The PAM analysis yields results similar to the k-means clustering (3 cluster one, check results above), reinforcing the three distinct groups of stocks. However, PAM’s robustness to outliers ensures more precise grouping, particularly separating high-risk stocks in Cluster 2 (green) from the lower-risk, stable stocks in Cluster 3 (blue). This analysis confirms that Cluster 1 remains a high-liquidity, high-volatility category suitable for short-term trading. PAM further validates the structure of these clusters, offering a reliable foundation for investment strategies tailored to varying risk and return preferences.

Summary

Clustering techniques were used, like k-means and PAM, to divide stocks into segments on the basis of such main metrics as the average closing price, trading volume, and volatility.
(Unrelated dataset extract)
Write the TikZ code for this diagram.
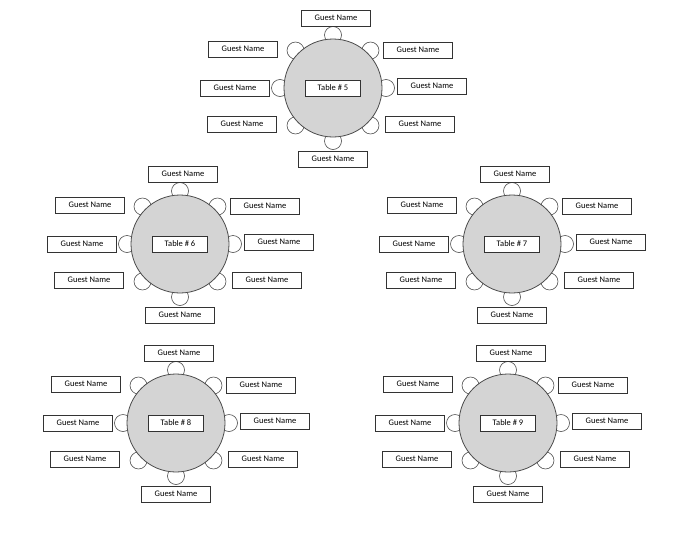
\documentclass[tikz,border=0pt]{standalone}
\usepackage{fontspec}
\setmainfont{Carlito}
\begin{document}
\begin{tikzpicture}[x=1pt,y=-1pt,
  guest/.style={draw=black!80,fill=white,minimum width=69pt,minimum height=16pt,inner sep=0pt,font=\fontsize{8.5}{10}\selectfont},
  tbl/.style={draw=black!70,fill=black!17,line width=0.8pt},
  chair/.style={draw=black!70,fill=white,line width=0.6pt},
  tlabel/.style={draw=black!80,fill=white,minimum width=55pt,minimum height=16pt,inner sep=0pt,font=\fontsize{8.5}{10}\selectfont}]
\useasboundingbox (0,0) rectangle (690,533);
\foreach \cx/\cy/\n in {333/88/5,180/244/6,512/244/7,176/423/8,508/423/9} {
  \begin{scope}[shift={(\cx,\cy)}]
  \foreach \a in {0,45,...,315} \draw[chair] (\a:53) circle (8.5);
  \draw[tbl] (0,0) circle (49);
  \node[tlabel] (t\n) at (0,0) {Table \# \n};
  \node[guest] (ga\n) at (3,-70) {Guest Name};
  \node[guest] (gb\n) at (-90,-39) {Guest Name};
  \node[guest] (gc\n) at (85,-38) {Guest Name};
  \node[guest] (gd\n) at (-98,0) {Guest Name};
  \node[guest] (ge\n) at (99,-2) {Guest Name};
  \node[guest] (gf\n) at (-91,36) {Guest Name};
  \node[guest] (gg\n) at (87,36) {Guest Name};
  \node[guest] (gh\n) at (0,71) {Guest Name};
  \end{scope}
}
\end{tikzpicture}
\end{document}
The research delivers insight into how some stock classes are really volatile and hence riskier to own, while other classes of stock are less risky to buy because they have lesser volatility. In essence, investors can come up with better ways of implementing their strategy by aligning their portfolio composition to the level of risk they can accommodate in meeting their goals and objectives. By knowing the groupings of stocks, traders can target richness in clusters for momentum trading, growth investment, or conservative diversification. Application of PAM makes the analysis further robust; hence, the method is important for data-driven decision making in financial markets.